App suites bolt on basic SEO tools. Meta descriptions, maybe some keyword suggestions, generic blog templates.

A focused SEO content app automates product descriptions with AI, generates blog content, and optimizes for search intent. It understands e-commerce SEO specifically.

When App Suites Actually Make Sense

Very Small Stores Starting Out

If you're doing under $10k monthly revenue and need basic functionality across multiple areas, a simple app suite might work temporarily. Emphasis on temporarily.

Once you grow, you'll hit the limitations fast. Plan to migrate to focused apps as your needs become more specific.

Stores With No Technical Resources

Some merchants prefer managing one vendor relationship instead of several. If you have zero technical knowledge and no developer support, the simplicity might outweigh the downsides.

But you'll pay for that convenience with higher costs and limited functionality.

The Appsarise Approach to Shopify Apps

This is why we built six focused apps instead of one bloated suite. Fontrise handles custom fonts perfectly. AIrise automates product descriptions with precision. Sizerise recommends sizing accurately.

Each app solves one merchant problem exceptionally well. No feature creep. No bundled pricing. No monthly fees for features you don't need.

You install the one app that fixes your specific problem. It works immediately. You pay once, not monthly. When you need a different solution, you install a different focused app.

Making the Switch From App Suites

Audit Your Current Usage

Log into your app suite dashboard. Check which features you actually used in the last 30 days. You'll probably find you're paying for 15 features but using 3.

Calculate Real Costs

Divide your monthly app suite fee by the number of features you actually use. Compare that to focused alternatives.

Most merchants save 40-60% by switching to single-purpose apps for their specific needs.

Plan Your Migration

Don't uninstall everything at once. Replace one feature at a time. Test the new app thoroughly before removing the old functionality.

Start with your most important feature. Get it working perfectly with a focused app. Then move to the next one.

FAQ

What's the main difference between app suites and single-purpose apps?

App suites bundle multiple features into one dashboard and charge a single monthly fee for everything.

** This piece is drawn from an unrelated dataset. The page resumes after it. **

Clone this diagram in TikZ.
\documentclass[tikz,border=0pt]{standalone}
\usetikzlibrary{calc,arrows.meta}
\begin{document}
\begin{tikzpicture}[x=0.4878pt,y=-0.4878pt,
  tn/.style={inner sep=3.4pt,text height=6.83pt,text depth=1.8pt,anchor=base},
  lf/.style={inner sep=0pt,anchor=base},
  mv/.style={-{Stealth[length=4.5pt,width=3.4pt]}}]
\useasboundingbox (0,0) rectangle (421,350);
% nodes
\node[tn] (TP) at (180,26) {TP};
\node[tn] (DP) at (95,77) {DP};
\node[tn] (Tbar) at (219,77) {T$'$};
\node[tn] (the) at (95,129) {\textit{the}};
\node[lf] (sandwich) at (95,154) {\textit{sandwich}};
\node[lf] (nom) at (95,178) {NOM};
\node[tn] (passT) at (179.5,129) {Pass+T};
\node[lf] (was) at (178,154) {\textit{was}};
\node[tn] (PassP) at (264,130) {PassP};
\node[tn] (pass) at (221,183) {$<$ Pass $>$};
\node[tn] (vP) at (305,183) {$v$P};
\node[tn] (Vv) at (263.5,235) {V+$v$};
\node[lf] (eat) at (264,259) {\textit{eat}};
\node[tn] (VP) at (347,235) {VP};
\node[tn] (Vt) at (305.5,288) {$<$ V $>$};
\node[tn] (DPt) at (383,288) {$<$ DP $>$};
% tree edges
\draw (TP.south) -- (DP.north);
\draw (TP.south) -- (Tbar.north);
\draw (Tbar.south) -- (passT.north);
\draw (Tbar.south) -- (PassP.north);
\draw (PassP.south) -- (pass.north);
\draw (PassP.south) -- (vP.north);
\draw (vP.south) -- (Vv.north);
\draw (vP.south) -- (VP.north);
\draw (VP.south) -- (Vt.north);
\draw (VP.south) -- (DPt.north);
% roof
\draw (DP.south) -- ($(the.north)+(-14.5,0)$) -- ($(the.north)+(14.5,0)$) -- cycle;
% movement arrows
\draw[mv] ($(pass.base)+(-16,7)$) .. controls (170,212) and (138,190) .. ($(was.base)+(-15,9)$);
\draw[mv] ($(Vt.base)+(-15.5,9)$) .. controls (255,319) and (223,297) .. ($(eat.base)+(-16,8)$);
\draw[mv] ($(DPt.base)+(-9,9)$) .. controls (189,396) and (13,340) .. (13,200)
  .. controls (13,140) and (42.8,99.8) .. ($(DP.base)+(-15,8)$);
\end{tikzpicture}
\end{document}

Single-purpose apps focus on solving one specific problem exceptionally well, with independent pricing and faster development cycles. You typically get better functionality and lower costs with focused apps.

Are single-purpose apps harder to manage than app suites?

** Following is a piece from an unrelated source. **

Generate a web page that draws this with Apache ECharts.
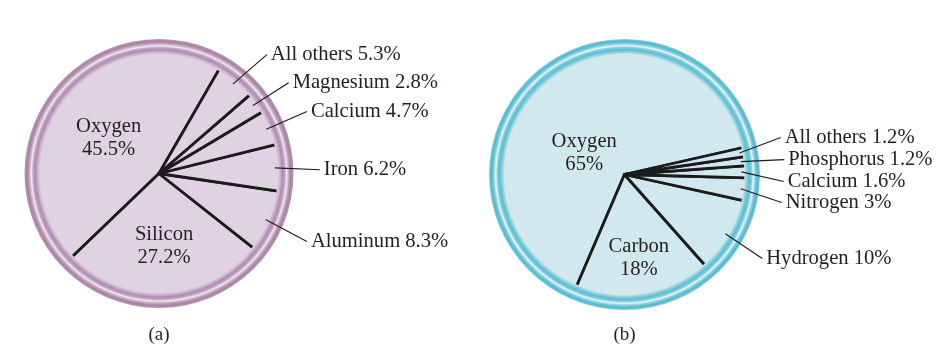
<!DOCTYPE html>
<html><head><meta charset="utf-8">
<script src="https://cdn.jsdelivr.net/npm/echarts@6/dist/echarts.min.js"></script>
<style>html,body{margin:0;padding:0;background:#fff}#c{width:951px;height:361px}</style>
</head><body><div id="c"></div>
<script>
// (a) composition chart a
const crustNames  = ['Oxygen', 'Silicon', 'Aluminum', 'Iron', 'Calcium', 'Magnesium', 'All others'];
const crustValues = [45.5, 27.2, 8.3, 6.2, 4.7, 2.8, 5.3];
// (b) composition chart b
const bodyNames  = ['Oxygen', 'Carbon', 'Hydrogen', 'Nitrogen', 'Calcium', 'Phosphorus', 'All others'];
const bodyValues = [65, 18, 10, 3, 1.6, 1.2, 1.2];
const captions = ['(a)', '(b)'];
const insideA = ['Oxygen', 'Silicon'];
const insideB = ['Oxygen', 'Carbon'];

const FONT = '"Liberation Serif", "Times New Roman", serif';
const FS = 20.6;
const TXT = '#231f20';
const LINE = '#1b1b1b';

const cfgA = {
  center: [159, 173.5], start: 60, rFill: 122, rIn: 119, rOut: 134.5, rLabel: 116, len: 44,
  fill: '#dfd3e1',
  ring: [[119, '#dfd3e1'], [121.5, '#c9b0ca'], [123.5, '#b08bb1'], [126, '#c4a6c5'], [127.5, '#f3eaf3'],
         [129.5, '#c9adca'], [131.8, '#a8829f'], [134.5, '#b899b8']],
  innerNudge: {0: [0, 4], 1: [2, 9]},
  outerNudge: {2: [1, 4.5], 3: [1, 4], 4: [0, -1], 5: [0, 3], 6: [6, 4.5]}
};
const cfgB = {
  center: [624.5, 174.5], start: 12.8, rFill: 123, rIn: 120, rOut: 135.5, rLabel: 117, len: 45,
  fill: '#d2e8ef',
  ring: [[120, '#d2e8ef'], [122.5, '#8ccfde'], [124.8, '#5cbdd3'], [127.2, '#86d0e0'], [128.7, '#ecf8fb'],
         [130.7, '#86d0e0'], [133.2, '#50b6cd'], [135.5, '#8ad0df']],
  innerNudge: {0: [1, 28], 1: [4, 20]},
  outerNudge: {2: [-2, 2], 3: [0, -11], 4: [-2, -9], 5: [-2, -8], 6: [-3, -7]}
};

function buildSeries(names, values, inside, cfg) {
  const data = names.map((n, i) => ({name: n, value: values[i]}));
  const main = {
    type: 'pie', z: 2, center: cfg.center, radius: cfg.rFill, startAngle: cfg.start, clockwise: false,
    silent: true, animation: false, avoidLabelOverlap: false,
    itemStyle: {color: cfg.fill, borderColor: LINE, borderWidth: 2.8, borderJoin: 'round'},
    label: {show: true, position: 'inside', formatter: p => p.name + '\n' + p.value + '%',
      fontFamily: FONT, fontSize: FS, lineHeight: 23, color: TXT},
    labelLine: {show: false},
    emphasis: {disabled: true},
    data: data.map(d => inside.includes(d.name) ? d : Object.assign({}, d, {label: {show: false}})),
    labelLayout: p => {
      const n = cfg.innerNudge[p.dataIndex];
      return n ? {dx: n[0], dy: n[1]} : {};
    }
  };
  const ring = {
    type: 'pie', z: 3, center: cfg.center, radius: [cfg.rIn, cfg.rOut], silent: true, animation: false,
    label: {show: false}, labelLine: {show: false}, emphasis: {disabled: true},
    itemStyle: {borderWidth: 0, color: {type: 'radial', x: cfg.center[0], y: cfg.center[1], r: cfg.rOut, global: true,
      colorStops: cfg.ring.map(s => ({offset: s[0] / cfg.rOut, color: s[1]}))}},
    data: [{name: 'ring', value: 1}]
  };
  const lbl = {
    type: 'pie', z: 4, center: cfg.center, radius: cfg.rLabel, startAngle: cfg.start, clockwise: false,
    silent: true, animation: false, avoidLabelOverlap: true,
    itemStyle: {color: 'rgba(0,0,0,0)', borderWidth: 0},
    emphasis: {disabled: true},
    label: {show: true, position: 'outside', formatter: p => p.name + ' ' + p.value + '%',
      fontFamily: FONT, fontSize: FS, lineHeight: 20, color: TXT, distanceToLabelLine: 0,
      padding: [0, 0, 0, 4], width: 200, overflow: 'none'},
    labelLine: {show: true, length: cfg.len, length2: 0, lineStyle: {color: LINE, width: 1.1}},
    data: data.map(d => inside.includes(d.name) ? Object.assign({}, d, {label: {show: false}, labelLine: {show: false}}) : d),
    labelLayout: p => {
      const n = cfg.outerNudge[p.dataIndex];
      if (!n) return {};
      return {x: p.labelRect.x + n[0], y: p.labelRect.y + p.labelRect.height / 2 + n[1]};
    }
  };
  return [main, ring, lbl];
}

const chart = echarts.init(document.getElementById('c'), null, {renderer: 'canvas'});
chart.setOption({
  backgroundColor: '#ffffff',
  animation: false,
  series: [...buildSeries(crustNames, crustValues, insideA, cfgA), ...buildSeries(bodyNames, bodyValues, insideB, cfgB)],
  graphic: captions.map((t, i) => ({
    type: 'text', x: [cfgA, cfgB][i].center[0], y: 335,
    style: {text: t, align: 'center', verticalAlign: 'middle', font: '19px ' + FONT, fill: TXT}
  }))
});
</script></body></html>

Not really. Each focused app has a simpler interface because it does less. Updates are smaller and less likely to break other functionality. Support is faster because developers understand their specific tool completely. The main difference is you might have 3-4 app icons instead of one.

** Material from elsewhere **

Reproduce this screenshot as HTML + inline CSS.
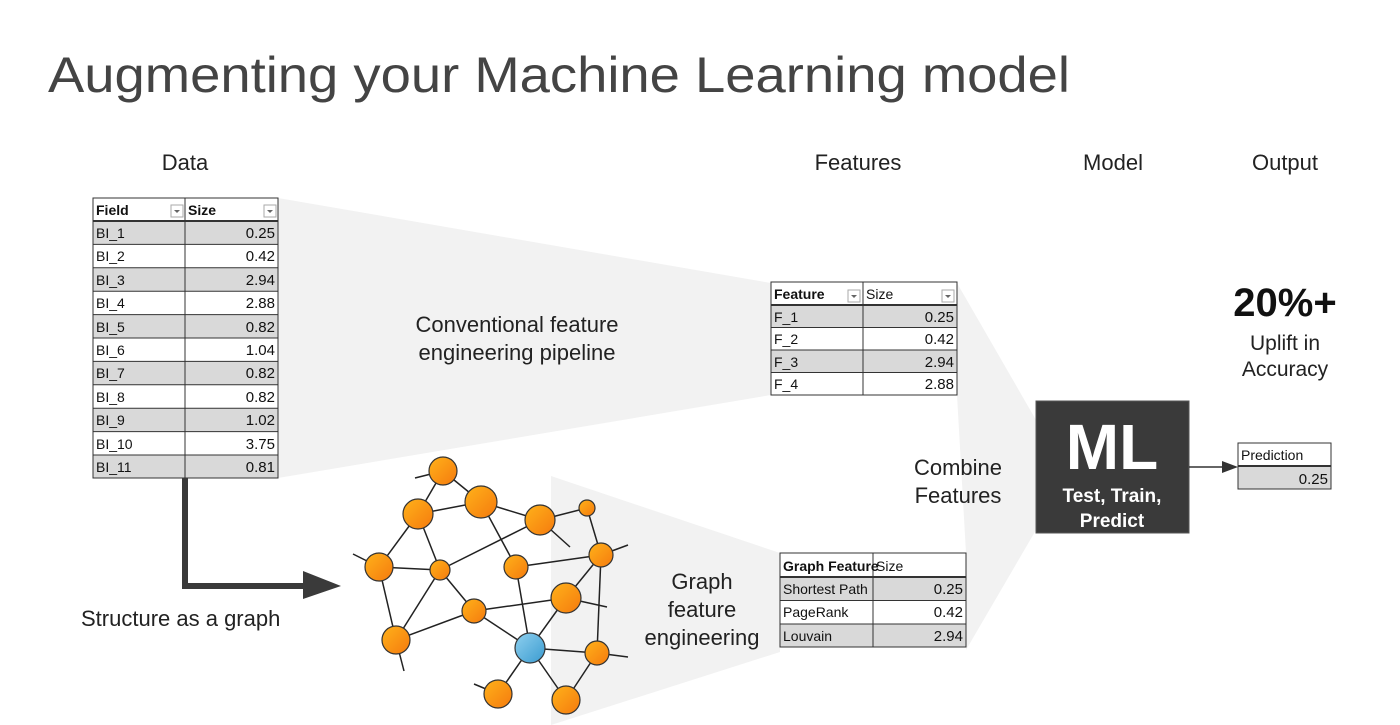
<!DOCTYPE html>
<html><head><meta charset="utf-8"><style>
html,body{margin:0;padding:0;background:#fff;}
svg{display:block;font-family:"Liberation Sans",sans-serif;}
.t{font-family:"Liberation Sans",sans-serif;fill:#222;}
.c{font-size:14px;fill:#111;}
.cb{font-size:14px;fill:#111;font-weight:bold;}
</style></head><body>
<svg width="1400" height="725" viewBox="0 0 1400 725" xmlns="http://www.w3.org/2000/svg">
<rect width="1400" height="725" fill="#fff"/>
<!-- funnels -->
<polygon points="278,198 771,283 771,395 278,478" fill="#f2f2f2"/>
<polygon points="551,476 780,553 780,652 551,725" fill="#f2f2f2"/>
<polygon points="930,283 957,283 1036,420 1036,530 966,650 966,553 957,395" fill="#f2f2f2"/>

<text x="48" y="92" font-size="50" fill="#444" textLength="1022" lengthAdjust="spacingAndGlyphs">Augmenting your Machine Learning model</text>

<g font-size="22" fill="#222" text-anchor="middle">
<text x="185" y="170">Data</text>
<text x="858" y="170">Features</text>
<text x="1113" y="170">Model</text>
<text x="1285" y="170">Output</text>
<text x="517" y="332">Conventional feature</text>
<text x="517" y="360">engineering pipeline</text>
<text x="702" y="589">Graph</text>
<text x="702" y="617">feature</text>
<text x="702" y="645">engineering</text>
<text x="958" y="475">Combine</text>
<text x="958" y="503">Features</text>
<text x="1285" y="350" font-size="21">Uplift in</text>
<text x="1285" y="376" font-size="21">Accuracy</text>
<text x="1285" y="316" font-size="40" font-weight="bold" fill="#111">20%+</text>
</g>
<text x="81" y="626" font-size="22" fill="#222">Structure as a graph</text>

<!-- Data table -->
<g>
<rect x="93" y="198" width="185" height="23" fill="#fff"/>
<g fill="#d9d9d9">
<rect x="93" y="221" width="185" height="23.4"/>
<rect x="93" y="267.8" width="185" height="23.4"/>
<rect x="93" y="314.6" width="185" height="23.4"/>
<rect x="93" y="361.4" width="185" height="23.4"/>
<rect x="93" y="408.2" width="185" height="23.4"/>
<rect x="93" y="455" width="185" height="23"/>
</g>
<g stroke="#333" stroke-width="1">
<rect x="93" y="198" width="185" height="280" fill="none"/>
<line x1="185" y1="198" x2="185" y2="478"/>
<line x1="93" y1="221" x2="278" y2="221" stroke-width="2"/>
<line x1="93" y1="244.4" x2="278" y2="244.4"/><line x1="93" y1="267.8" x2="278" y2="267.8"/>
<line x1="93" y1="291.2" x2="278" y2="291.2"/><line x1="93" y1="314.6" x2="278" y2="314.6"/>
<line x1="93" y1="338" x2="278" y2="338"/><line x1="93" y1="361.4" x2="278" y2="361.4"/>
<line x1="93" y1="384.8" x2="278" y2="384.8"/><line x1="93" y1="408.2" x2="278" y2="408.2"/>
<line x1="93" y1="431.6" x2="278" y2="431.6"/><line x1="93" y1="455" x2="278" y2="455"/>
</g>
<rect x="171" y="205" width="12" height="12" fill="#fff" stroke="#aaa"/><polygon points="174,210 180,210 177,213" fill="#666"/>
<rect x="264" y="205" width="12" height="12" fill="#fff" stroke="#aaa"/><polygon points="267,210 273,210 270,213" fill="#666"/>
<text class="cb" x="96" y="215">Field</text><text class="cb" x="188" y="215" font-weight="normal">Size</text>
<g class="c">
<text x="96" y="238" class="c">BI_1</text><text x="96" y="261" class="c">BI_2</text><text x="96" y="285" class="c">BI_3</text>
<text x="96" y="308" class="c">BI_4</text><text x="96" y="332" class="c">BI_5</text><text x="96" y="355" class="c">BI_6</text>
<text x="96" y="378" class="c">BI_7</text><text x="96" y="402" class="c">BI_8</text><text x="96" y="425" class="c">BI_9</text>
<text x="96" y="449" class="c">BI_10</text><text x="96" y="472" class="c">BI_11</text>
</g>
<g text-anchor="end" font-size="15" fill="#111">
<text x="275" y="238">0.25</text><text x="275" y="261">0.42</text><text x="275" y="285">2.94</text>
<text x="275" y="308">2.88</text><text x="275" y="332">0.82</text><text x="275" y="355">1.04</text>
<text x="275" y="378">0.82</text><text x="275" y="402">0.82</text><text x="275" y="425">1.02</text>
<text x="275" y="449">3.75</text><text x="275" y="472">0.81</text>
</g>
</g>

<!-- Features table -->
<g>
<rect x="771" y="282" width="186" height="23" fill="#fff"/>
<rect x="771" y="305" width="186" height="22.5" fill="#d9d9d9"/>
<rect x="771" y="327.5" width="186" height="22.5" fill="#fff"/>
<rect x="771" y="350" width="186" height="22.5" fill="#d9d9d9"/>
<rect x="771" y="372.5" width="186" height="22.5" fill="#fff"/>
<g stroke="#333" fill="none">
<rect x="771" y="282" width="186" height="113"/>
<line x1="863" y1="282" x2="863" y2="395"/>
<line x1="771" y1="305" x2="957" y2="305" stroke-width="2"/>
<line x1="771" y1="327.5" x2="957" y2="327.5"/><line x1="771" y1="350" x2="957" y2="350"/><line x1="771" y1="372.5" x2="957" y2="372.5"/>
</g>
<rect x="848" y="290" width="12" height="12" fill="#fff" stroke="#aaa"/><polygon points="851,295 857,295 854,298" fill="#666"/>
<rect x="942" y="290" width="12" height="12" fill="#fff" stroke="#aaa"/><polygon points="945,295 951,295 948,298" fill="#666"/>
<text class="cb" x="774" y="299">Feature</text><text class="c" x="866" y="299">Size</text>
<text class="c" x="774" y="322">F_1</text><text class="c" x="774" y="344">F_2</text><text class="c" x="774" y="367">F_3</text><text class="c" x="774" y="389">F_4</text>
<g text-anchor="end" font-size="15" fill="#111">
<text x="954" y="322">0.25</text><text x="954" y="344">0.42</text><text x="954" y="367">2.94</text><text x="954" y="389">2.88</text>
</g>
</g>

<!-- Graph features table -->
<g>
<rect x="780" y="553" width="186" height="24" fill="#fff"/>
<rect x="780" y="577" width="186" height="23.5" fill="#d9d9d9"/>
<rect x="780" y="600.5" width="186" height="23.5" fill="#fff"/>
<rect x="780" y="624" width="186" height="23" fill="#d9d9d9"/>
<g stroke="#333" fill="none">
<rect x="780" y="553" width="186" height="94"/>
<line x1="873" y1="553" x2="873" y2="647"/>
<line x1="780" y1="577" x2="966" y2="577" stroke-width="2"/>
<line x1="780" y1="600.5" x2="966" y2="600.5"/><line x1="780" y1="624" x2="966" y2="624"/>
</g>
<text class="cb" x="783" y="571">Graph Feature</text><text class="c" x="876" y="571">Size</text>
<text class="c" x="783" y="594" font-size="13">Shortest Path</text><text class="c" x="783" y="617" font-size="13">PageRank</text><text class="c" x="783" y="641" font-size="13">Louvain</text>
<g text-anchor="end" font-size="15" fill="#111">
<text x="963" y="594">0.25</text><text x="963" y="617">0.42</text><text x="963" y="641">2.94</text>
</g>
</g>

<!-- ML box -->
<rect x="1036" y="401" width="153" height="132" fill="#3a3a3a" stroke="#555"/>
<text x="1112" y="469" text-anchor="middle" font-size="64" font-weight="bold" fill="#fff">ML</text>
<text x="1112" y="502" text-anchor="middle" font-size="19" font-weight="bold" fill="#fff">Test, Train,</text>
<text x="1112" y="527" text-anchor="middle" font-size="19" font-weight="bold" fill="#fff">Predict</text>

<!-- arrow to prediction -->
<line x1="1189" y1="467" x2="1224" y2="467" stroke="#333" stroke-width="1.5"/>
<polygon points="1222,461 1238,467 1222,473" fill="#333"/>
<rect x="1238" y="443" width="93" height="23" fill="#fff"/>
<rect x="1238" y="466" width="93" height="23" fill="#d9d9d9"/>
<rect x="1238" y="443" width="93" height="46" fill="none" stroke="#333"/>
<line x1="1238" y1="466" x2="1331" y2="466" stroke="#333" stroke-width="2"/>
<text class="c" x="1241" y="460">Prediction</text>
<text x="1328" y="484" text-anchor="end" font-size="15" fill="#111">0.25</text>

<!-- structure arrow -->
<polyline points="185,478 185,586 306,586" fill="none" stroke="#3a3a3a" stroke-width="6"/>
<polygon points="303,571 341,586 303,599" fill="#3a3a3a"/>

<!-- graph -->
<defs>
<linearGradient id="og" x1="0" y1="0" x2="1" y2="1"><stop offset="0" stop-color="#ffb21a"/><stop offset="1" stop-color="#f57a0e"/></linearGradient>
<linearGradient id="bg" x1="0" y1="0" x2="1" y2="1"><stop offset="0" stop-color="#8fd0ef"/><stop offset="1" stop-color="#3a9bd0"/></linearGradient>
</defs>
<g stroke="#222" stroke-width="1.5">
<line x1="443" y1="471" x2="418" y2="514"/><line x1="443" y1="471" x2="481" y2="502"/>
<line x1="418" y1="514" x2="481" y2="502"/><line x1="481" y1="502" x2="540" y2="520"/>
<line x1="481" y1="502" x2="516" y2="567"/><line x1="418" y1="514" x2="440" y2="570"/>
<line x1="418" y1="514" x2="379" y2="567"/><line x1="379" y1="567" x2="440" y2="570"/>
<line x1="440" y1="570" x2="540" y2="520"/><line x1="440" y1="570" x2="474" y2="611"/>
<line x1="440" y1="570" x2="396" y2="640"/><line x1="379" y1="567" x2="396" y2="640"/>
<line x1="396" y1="640" x2="474" y2="611"/><line x1="474" y1="611" x2="566" y2="598"/>
<line x1="474" y1="611" x2="530" y2="648"/><line x1="516" y1="567" x2="601" y2="555"/>
<line x1="516" y1="567" x2="530" y2="648"/><line x1="540" y1="520" x2="587" y2="508"/>
<line x1="587" y1="508" x2="601" y2="555"/><line x1="601" y1="555" x2="566" y2="598"/>
<line x1="601" y1="555" x2="597" y2="653"/><line x1="566" y1="598" x2="530" y2="648"/>
<line x1="530" y1="648" x2="597" y2="653"/><line x1="530" y1="648" x2="498" y2="694"/>
<line x1="530" y1="648" x2="566" y2="700"/><line x1="597" y1="653" x2="566" y2="700"/>
<line x1="566" y1="598" x2="607" y2="607"/>
<line x1="443" y1="471" x2="415" y2="478"/><line x1="379" y1="567" x2="353" y2="554"/>
<line x1="396" y1="640" x2="404" y2="671"/><line x1="540" y1="520" x2="570" y2="547"/>
<line x1="601" y1="555" x2="628" y2="545"/><line x1="597" y1="653" x2="628" y2="657"/>
<line x1="498" y1="694" x2="474" y2="684"/>
</g>
<g stroke="#333" stroke-width="1.2" fill="url(#og)">
<circle cx="443" cy="471" r="14"/><circle cx="418" cy="514" r="15"/><circle cx="481" cy="502" r="16"/>
<circle cx="540" cy="520" r="15"/><circle cx="587" cy="508" r="8"/><circle cx="379" cy="567" r="14"/>
<circle cx="440" cy="570" r="10"/><circle cx="516" cy="567" r="12"/><circle cx="601" cy="555" r="12"/>
<circle cx="566" cy="598" r="15"/><circle cx="474" cy="611" r="12"/><circle cx="396" cy="640" r="14"/>
<circle cx="597" cy="653" r="12"/><circle cx="498" cy="694" r="14"/><circle cx="566" cy="700" r="14"/>
<circle cx="530" cy="648" r="15" fill="url(#bg)"/>
</g>
</svg>
</body></html>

How do I know if I should switch from my current app suite?

Audit which features you actually use versus what you pay for. If you're using less than 50% of the features in your app suite, you're probably overpaying. Also consider performance: if your admin dashboard feels slow or your store loads poorly, bloated apps might be the cause.

Can single-purpose apps integrate with each other?

Well-built single-purpose apps are designed to work alongside other tools. They focus on their specific function without trying to control your entire store setup. However, always test integrations in a development environment first, especially if you're running a high-volume store with complex requirements.